» **Data excerpt**:

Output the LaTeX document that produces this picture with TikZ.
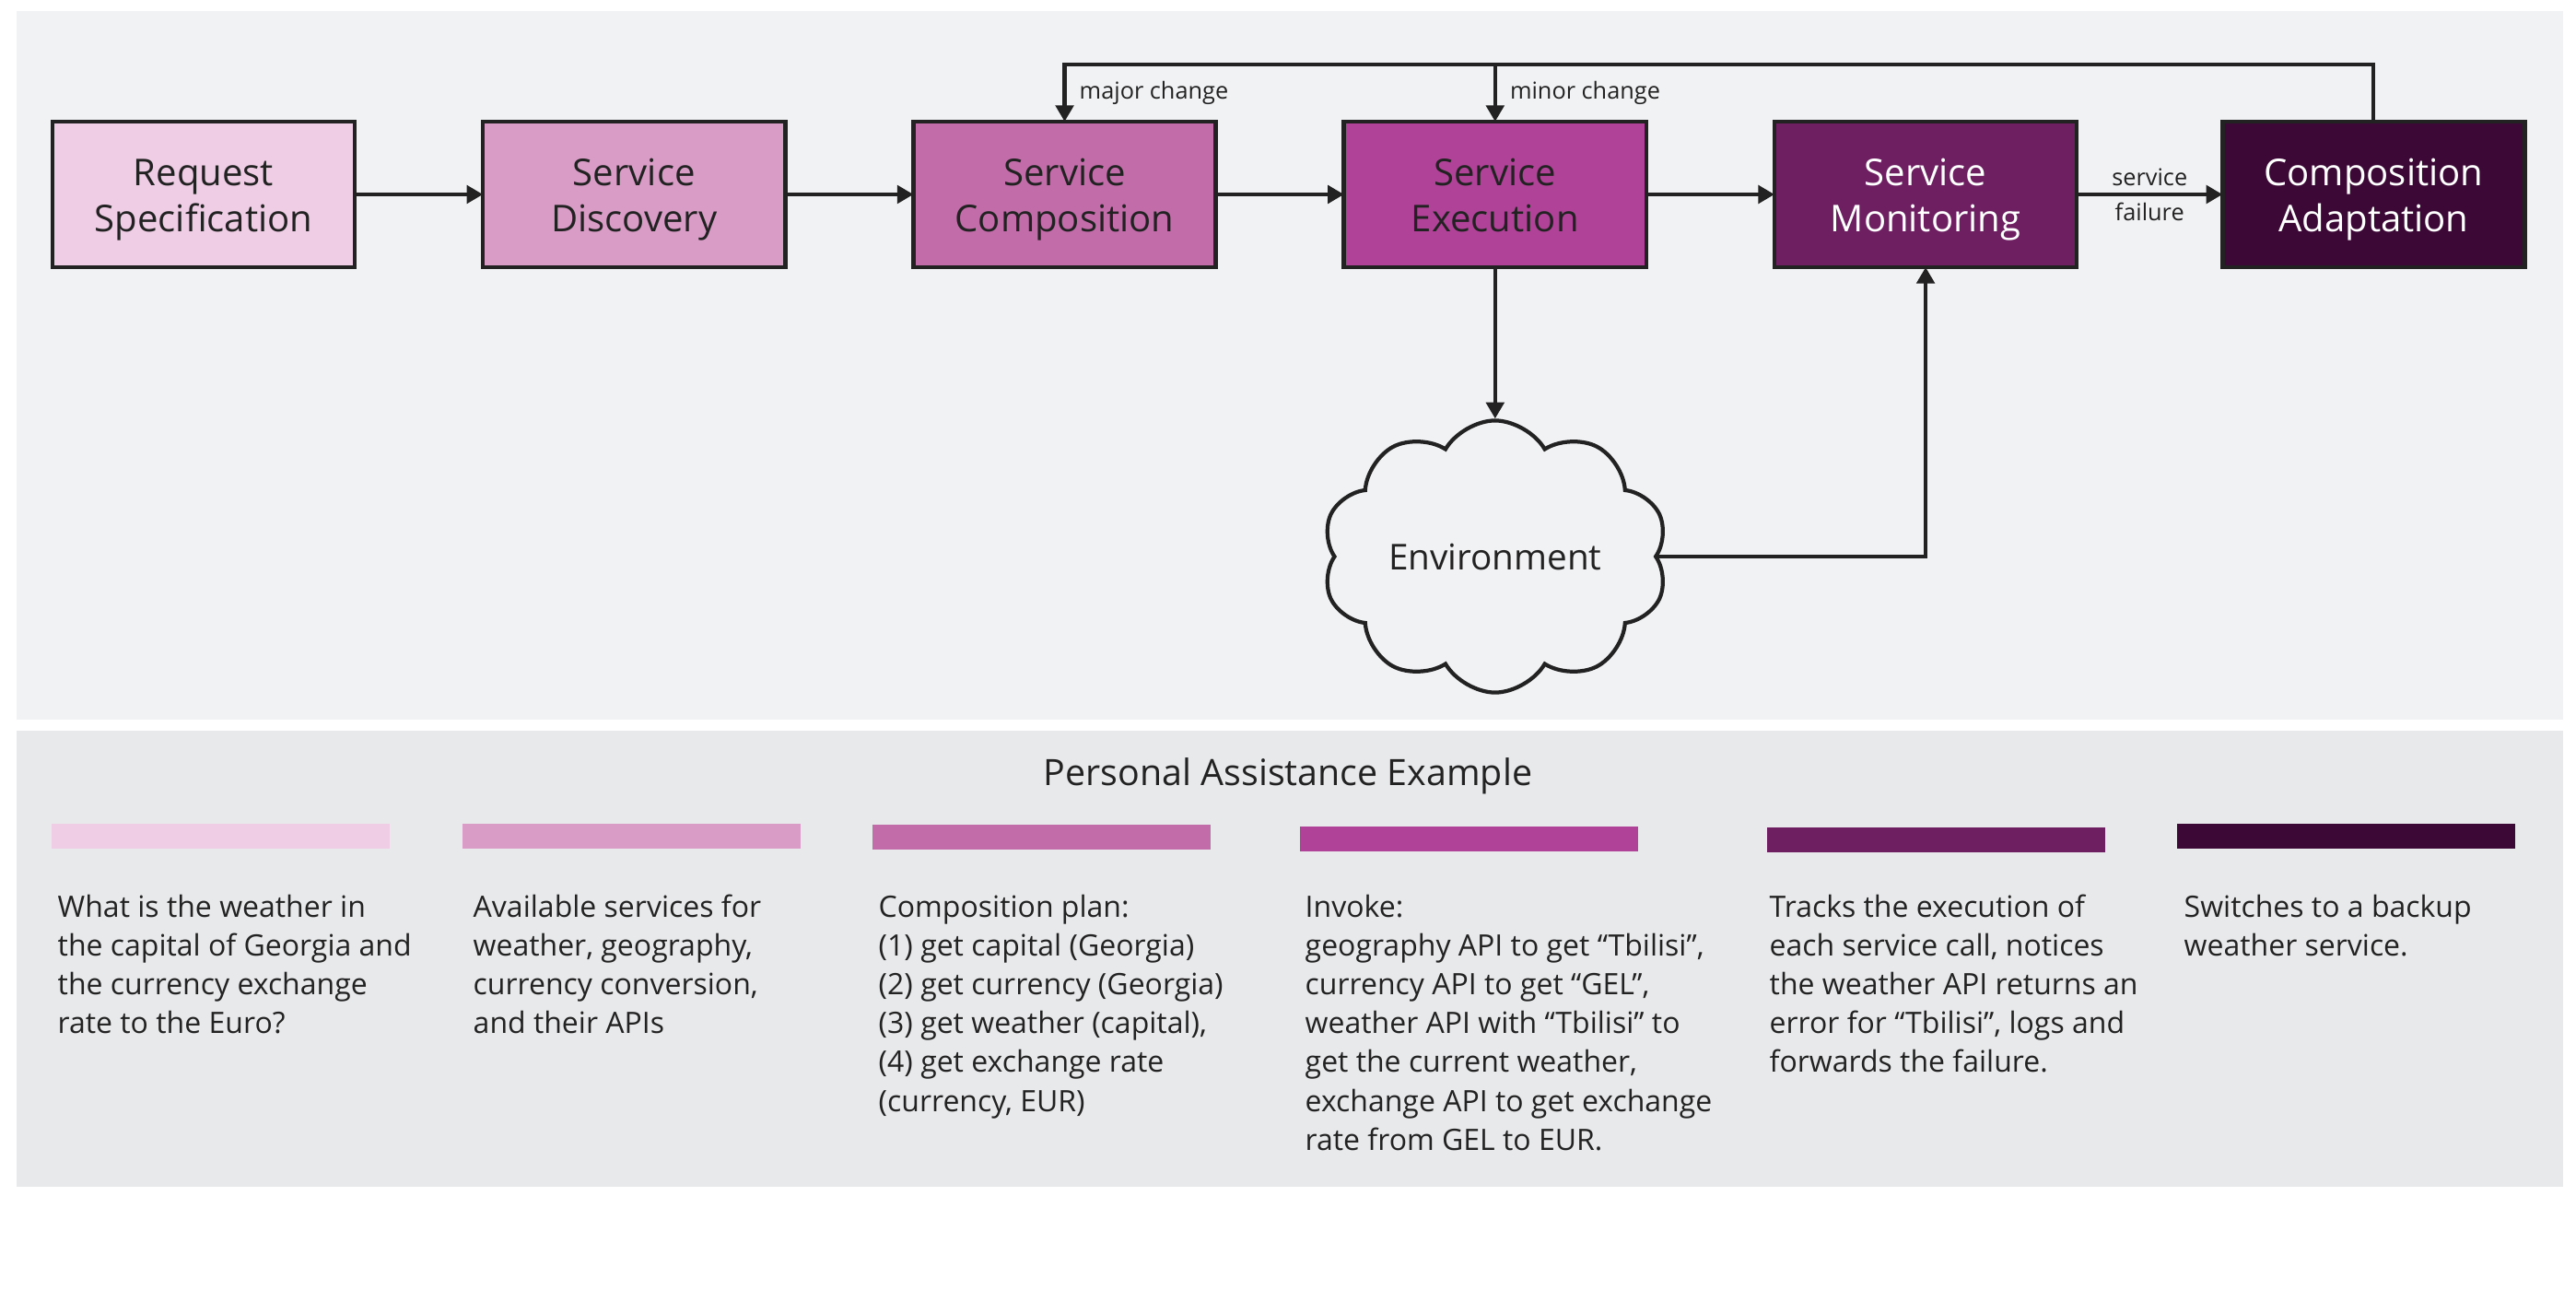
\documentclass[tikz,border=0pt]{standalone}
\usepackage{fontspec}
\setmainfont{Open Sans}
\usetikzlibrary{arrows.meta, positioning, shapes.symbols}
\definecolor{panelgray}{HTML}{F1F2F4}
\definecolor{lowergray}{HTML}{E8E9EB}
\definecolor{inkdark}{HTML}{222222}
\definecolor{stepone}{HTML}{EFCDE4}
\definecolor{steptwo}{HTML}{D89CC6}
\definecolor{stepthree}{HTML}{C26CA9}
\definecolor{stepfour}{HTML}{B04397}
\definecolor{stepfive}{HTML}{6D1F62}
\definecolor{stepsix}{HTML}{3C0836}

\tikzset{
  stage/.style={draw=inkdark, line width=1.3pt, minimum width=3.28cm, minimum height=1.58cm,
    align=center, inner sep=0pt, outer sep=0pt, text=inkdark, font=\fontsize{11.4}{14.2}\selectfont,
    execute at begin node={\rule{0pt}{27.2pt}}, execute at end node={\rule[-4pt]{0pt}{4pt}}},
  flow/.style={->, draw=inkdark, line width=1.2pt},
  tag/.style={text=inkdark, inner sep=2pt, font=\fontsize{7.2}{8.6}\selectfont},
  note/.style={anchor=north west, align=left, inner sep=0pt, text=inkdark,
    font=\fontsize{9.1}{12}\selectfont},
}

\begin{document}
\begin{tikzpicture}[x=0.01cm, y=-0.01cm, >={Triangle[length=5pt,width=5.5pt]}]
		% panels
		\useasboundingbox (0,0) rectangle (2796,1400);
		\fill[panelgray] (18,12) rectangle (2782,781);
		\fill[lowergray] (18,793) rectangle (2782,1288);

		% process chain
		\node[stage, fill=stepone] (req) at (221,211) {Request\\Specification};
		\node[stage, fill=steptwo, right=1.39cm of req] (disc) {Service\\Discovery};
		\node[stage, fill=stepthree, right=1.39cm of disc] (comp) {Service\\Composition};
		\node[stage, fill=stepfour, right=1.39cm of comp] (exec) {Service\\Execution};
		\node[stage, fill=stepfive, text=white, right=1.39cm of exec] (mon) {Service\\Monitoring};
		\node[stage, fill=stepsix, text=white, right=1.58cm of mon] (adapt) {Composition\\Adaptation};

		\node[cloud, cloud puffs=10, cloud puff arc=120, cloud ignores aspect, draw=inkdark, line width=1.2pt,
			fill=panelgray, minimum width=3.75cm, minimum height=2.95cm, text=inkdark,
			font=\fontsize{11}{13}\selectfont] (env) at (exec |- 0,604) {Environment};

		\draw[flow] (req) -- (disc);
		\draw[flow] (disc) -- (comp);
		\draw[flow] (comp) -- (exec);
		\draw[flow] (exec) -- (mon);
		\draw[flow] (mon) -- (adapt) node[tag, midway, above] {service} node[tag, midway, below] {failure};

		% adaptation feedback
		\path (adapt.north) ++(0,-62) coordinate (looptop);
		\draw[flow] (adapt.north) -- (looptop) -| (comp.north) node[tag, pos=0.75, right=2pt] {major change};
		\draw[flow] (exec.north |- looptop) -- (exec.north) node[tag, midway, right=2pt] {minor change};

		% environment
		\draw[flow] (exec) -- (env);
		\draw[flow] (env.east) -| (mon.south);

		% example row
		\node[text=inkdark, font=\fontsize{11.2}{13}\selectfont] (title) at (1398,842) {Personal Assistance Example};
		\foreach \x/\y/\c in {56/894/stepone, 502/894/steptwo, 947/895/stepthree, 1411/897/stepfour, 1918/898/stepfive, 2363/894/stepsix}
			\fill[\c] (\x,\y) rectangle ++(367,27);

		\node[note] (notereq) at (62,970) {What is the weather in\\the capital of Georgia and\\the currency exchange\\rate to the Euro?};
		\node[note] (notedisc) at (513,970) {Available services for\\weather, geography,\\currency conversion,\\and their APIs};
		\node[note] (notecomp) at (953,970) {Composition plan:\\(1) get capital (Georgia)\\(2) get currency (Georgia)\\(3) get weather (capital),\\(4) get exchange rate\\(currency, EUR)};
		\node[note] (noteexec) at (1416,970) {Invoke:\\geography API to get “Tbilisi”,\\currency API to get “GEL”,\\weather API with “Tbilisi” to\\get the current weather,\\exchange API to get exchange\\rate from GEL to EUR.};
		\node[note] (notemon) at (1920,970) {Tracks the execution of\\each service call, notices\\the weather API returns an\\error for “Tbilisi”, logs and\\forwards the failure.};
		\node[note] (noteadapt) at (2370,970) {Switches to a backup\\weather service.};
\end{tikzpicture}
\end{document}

» **Task goal**: Your task is to repeat the data above exactly while excluding the pictures.

» **Written solution**:
Output the LaTeX document that produces this picture with TikZ.
\documentclass[tikz,border=0pt]{standalone}
\usepackage{fontspec}
\setmainfont{Open Sans}
\usetikzlibrary{arrows.meta, positioning, shapes.symbols}
\definecolor{panelgray}{HTML}{F1F2F4}
\definecolor{lowergray}{HTML}{E8E9EB}
\definecolor{inkdark}{HTML}{222222}
\definecolor{stepone}{HTML}{EFCDE4}
\definecolor{steptwo}{HTML}{D89CC6}
\definecolor{stepthree}{HTML}{C26CA9}
\definecolor{stepfour}{HTML}{B04397}
\definecolor{stepfive}{HTML}{6D1F62}
\definecolor{stepsix}{HTML}{3C0836}

\tikzset{
  stage/.style={draw=inkdark, line width=1.3pt, minimum width=3.28cm, minimum height=1.58cm,
    align=center, inner sep=0pt, outer sep=0pt, text=inkdark, font=\fontsize{11.4}{14.2}\selectfont,
    execute at begin node={\rule{0pt}{27.2pt}}, execute at end node={\rule[-4pt]{0pt}{4pt}}},
  flow/.style={->, draw=inkdark, line width=1.2pt},
  tag/.style={text=inkdark, inner sep=2pt, font=\fontsize{7.2}{8.6}\selectfont},
  note/.style={anchor=north west, align=left, inner sep=0pt, text=inkdark,
    font=\fontsize{9.1}{12}\selectfont},
}

\begin{document}
\begin{tikzpicture}[x=0.01cm, y=-0.01cm, >={Triangle[length=5pt,width=5.5pt]}]
		% panels
		\useasboundingbox (0,0) rectangle (2796,1400);
		\fill[panelgray] (18,12) rectangle (2782,781);
		\fill[lowergray] (18,793) rectangle (2782,1288);

		% process chain
		\node[stage, fill=stepone] (req) at (221,211) {Request\\Specification};
		\node[stage, fill=steptwo, right=1.39cm of req] (disc) {Service\\Discovery};
		\node[stage, fill=stepthree, right=1.39cm of disc] (comp) {Service\\Composition};
		\node[stage, fill=stepfour, right=1.39cm of comp] (exec) {Service\\Execution};
		\node[stage, fill=stepfive, text=white, right=1.39cm of exec] (mon) {Service\\Monitoring};
		\node[stage, fill=stepsix, text=white, right=1.58cm of mon] (adapt) {Composition\\Adaptation};

		\node[cloud, cloud puffs=10, cloud puff arc=120, cloud ignores aspect, draw=inkdark, line width=1.2pt,
			fill=panelgray, minimum width=3.75cm, minimum height=2.95cm, text=inkdark,
			font=\fontsize{11}{13}\selectfont] (env) at (exec |- 0,604) {Environment};

		\draw[flow] (req) -- (disc);
		\draw[flow] (disc) -- (comp);
		\draw[flow] (comp) -- (exec);
		\draw[flow] (exec) -- (mon);
		\draw[flow] (mon) -- (adapt) node[tag, midway, above] {service} node[tag, midway, below] {failure};

		% adaptation feedback
		\path (adapt.north) ++(0,-62) coordinate (looptop);
		\draw[flow] (adapt.north) -- (looptop) -| (comp.north) node[tag, pos=0.75, right=2pt] {major change};
		\draw[flow] (exec.north |- looptop) -- (exec.north) node[tag, midway, right=2pt] {minor change};

		% environment
		\draw[flow] (exec) -- (env);
		\draw[flow] (env.east) -| (mon.south);

		% example row
		\node[text=inkdark, font=\fontsize{11.2}{13}\selectfont] (title) at (1398,842) {Personal Assistance Example};
		\foreach \x/\y/\c in {56/894/stepone, 502/894/steptwo, 947/895/stepthree, 1411/897/stepfour, 1918/898/stepfive, 2363/894/stepsix}
			\fill[\c] (\x,\y) rectangle ++(367,27);

		\node[note] (notereq) at (62,970) {What is the weather in\\the capital of Georgia and\\the currency exchange\\rate to the Euro?};
		\node[note] (notedisc) at (513,970) {Available services for\\weather, geography,\\currency conversion,\\and their APIs};
		\node[note] (notecomp) at (953,970) {Composition plan:\\(1) get capital (Georgia)\\(2) get currency (Georgia)\\(3) get weather (capital),\\(4) get exchange rate\\(currency, EUR)};
		\node[note] (noteexec) at (1416,970) {Invoke:\\geography API to get “Tbilisi”,\\currency API to get “GEL”,\\weather API with “Tbilisi” to\\get the current weather,\\exchange API to get exchange\\rate from GEL to EUR.};
		\node[note] (notemon) at (1920,970) {Tracks the execution of\\each service call, notices\\the weather API returns an\\error for “Tbilisi”, logs and\\forwards the failure.};
		\node[note] (noteadapt) at (2370,970) {Switches to a backup\\weather service.};
\end{tikzpicture}
\end{document}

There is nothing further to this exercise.